Après quelques aller-retours dans la capitale belge pour le plaisir et la musique (Bruxelles a le meilleur public du monde !), après y avoir parcouru ses rues, bu dans ses bars, transpiré dans ses concerts... "Brussels" me résonne maintenant dans la tête comme une évidente hymne pour la capitale européenne.
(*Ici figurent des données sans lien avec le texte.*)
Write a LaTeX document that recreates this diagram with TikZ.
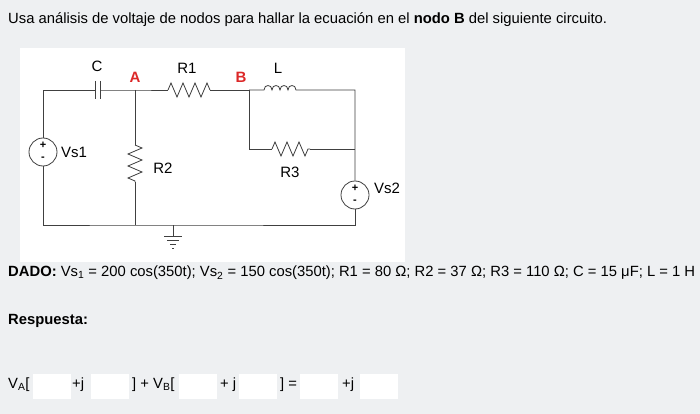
\documentclass[tikz,border=0pt]{standalone}
\usepackage{fontspec}
\setmainfont{Liberation Sans}
\usetikzlibrary{positioning,decorations.pathmorphing}
\definecolor{nodered}{RGB}{220,40,40}
\definecolor{panelgray}{RGB}{238,240,242}
\tikzset{
  wire/.style={draw=black!75,line width=0.8pt},
  res/.style={wire,decorate,decoration={zigzag,segment length=12pt,amplitude=7pt}},
  src/.style={circle,draw=black!75,line width=0.8pt,minimum size=28pt,inner sep=0pt},
  sgn/.style={font=\bfseries\fontsize{11}{11}\selectfont,inner sep=0pt},
  lbl/.style={font=\fontsize{15}{17}\selectfont},
  box/.style={fill=white,draw=none,minimum height=25pt,minimum width=38pt,inner sep=0pt},
  txt/.style={font=\fontsize{14.8}{17}\selectfont,anchor=west,inner sep=0pt}
}
\begin{document}
\begin{tikzpicture}[x=1pt,y=-1pt]
  \useasboundingbox (0,0) rectangle (700,414);
  \fill[panelgray] (0,0) rectangle (700,414);
  \fill[white] (20,48) rectangle (405,262);
  %enunciado
  \node[txt] (titulo) at (8,20) {Usa análisis de voltaje de nodos para hallar la ecuación en el \textbf{nodo B} del siguiente circuito.};
  %esquinas y nodos
  \coordinate (tl) at (43,90);
  \coordinate (bl) at (43,225);
  \coordinate (A) at (135,90);
  \coordinate (B) at (249,90);
  \coordinate (tr) at (355,90);
  \coordinate (br) at (355,225);
  \coordinate (Ab) at (135,225);
  \coordinate (g) at (173,225);
  \coordinate (Bm) at (249,149);
  \coordinate (rm) at (355,149);
  \node[src] (vs1) at (43,152) {};
  \node[src] (vs2) at (355,195) {};
  \node[sgn] at ([yshift=7]vs1.center) {+};
  \node[sgn] at ([yshift=-7]vs1.center) {-};
  \node[sgn] at ([yshift=7]vs2.center) {+};
  \node[sgn] at ([yshift=-7]vs2.center) {-};
  %malla izquierda
  \draw[wire] (vs1.north) -- (tl) -- (95,90);
  \draw[wire] (95,81) -- (95,99) (100,81) -- (100,99);
  \draw[wire] (100,90) -- (A) -- (168,90);
  \draw[res] (168,90) -- (210,90);
  \draw[wire] (210,90) -- (B);
  \draw[wire] (vs1.south) -- (bl) -- (Ab) -- (g) -- (br) -- (vs2.south);
  \draw[wire] (A) -- (135,145);
  \draw[res] (135,145) -- (135,182);
  \draw[wire] (135,182) -- (Ab);
  %inductor y R3
  \draw[wire] (B) -- (264,90)
    .. controls (264,84) and (272,84) .. (272,90)
    .. controls (272,84) and (280,84) .. (280,90)
    .. controls (280,84) and (288,84) .. (288,90)
    .. controls (288,84) and (296,84) .. (296,90)
    -- (tr) -- (vs2.north);
  \draw[wire] (B) -- (Bm) -- (272,149);
  \draw[res] (272,149) -- (310,149);
  \draw[wire] (310,149) -- (rm);
  %tierra
  \draw[wire] (g) -- (173,236);
  \draw[wire] (164,236) -- (182,236) (167,240) -- (179,240) (170,244) -- (176,244) (172,248) -- (174,248);
  %etiquetas
  \node[lbl] (lC) at (97,66) {C};
  \node[lbl,text=nodered,font=\bfseries\fontsize{15}{17}\selectfont] (lA) at (135,77) {A};
  \node[lbl] (lR1) at (187,68) {R1};
  \node[lbl,text=nodered,font=\bfseries\fontsize{15}{17}\selectfont] (lB) at (241,77) {B};
  \node[lbl] (lL) at (278,68) {L};
  \node[lbl] (lVs1) at (74,152) {Vs1};
  \node[lbl] (lR2) at (163,168) {R2};
  \node[lbl] (lR3) at (290,172) {R3};
  \node[lbl] (lVs2) at (387,188) {Vs2};
  %datos
  \node[txt] (dado) at (8,273) {\textbf{DADO:} Vs\textsubscript{1} = 200 cos(350t); Vs\textsubscript{2} = 150 cos(350t); R1 = 80 Ω; R2 = 37 Ω; R3 = 110 Ω; C = 15 μF; L = 1 H};
  \node[txt] (resp) at (8,321) {\textbf{Respuesta:}};
  %casillas
  \node[txt] (va) at (8,385) {V\textsubscript{A}[};
  \node[box] (b1) at (52,386) {};
  \node[txt] (j1) at (72,385) {+j};
  \node[box] (b2) at (110,386) {};
  \node[txt] (vb) at (132,385) {] + V\textsubscript{B}[};
  \node[box] (b3) at (198,386) {};
  \node[txt] (j2) at (220,385) {+ j};
  \node[box] (b4) at (258,386) {};
  \node[txt] (eq) at (280,385) {] =};
  \node[box] (b5) at (319,386) {};
  \node[txt] (j3) at (342,385) {+j};
  \node[box] (b6) at (379,386) {};
\end{tikzpicture}
\end{document}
Le reflet de tout ce qui se fait de mieux et de pire dans cette ville cosmopolite, avec sa grisaille, avec son soleil. "Petit pays avec un grand esprit"... Dans BRUSSLD on y retrouve également des titres avec un bon son rock incisif et efficace comme "God save the kiss" ou encore "How are you". Enfin "Pop star" morceau impulsif à l'allure funk dont l'harmonica est très entrainant et "Ginger red" dans un style blues-jazz prouve que le panel de l'artiste est très large. "Ça monte" conclut un album qui nous met tous d'accord sur un point : notre ami belge est au sommet de son art.



Cet album est une réussite ? Le superlatif est franchement tout petit... Cet album est puissant ? Mouais c'est encore léger... Cet album est une référence ? Bof, ça sonne trop religieux... Bon je ne trouve pas mais quoiqu'il en soit, cet album aurait eu des titres moins travaillés, moins convaincants cela n'aurait peut-être rien changé car la provocante énergie et la gouaille magnifique d'Arno auraient fini par sublimer ces morceaux. C'est ainsi que l'on reconnaît les grands artistes... donc forcément avec des morceaux à la hauteur du chanteur, on ne peut qu'applaudir pendant des heures.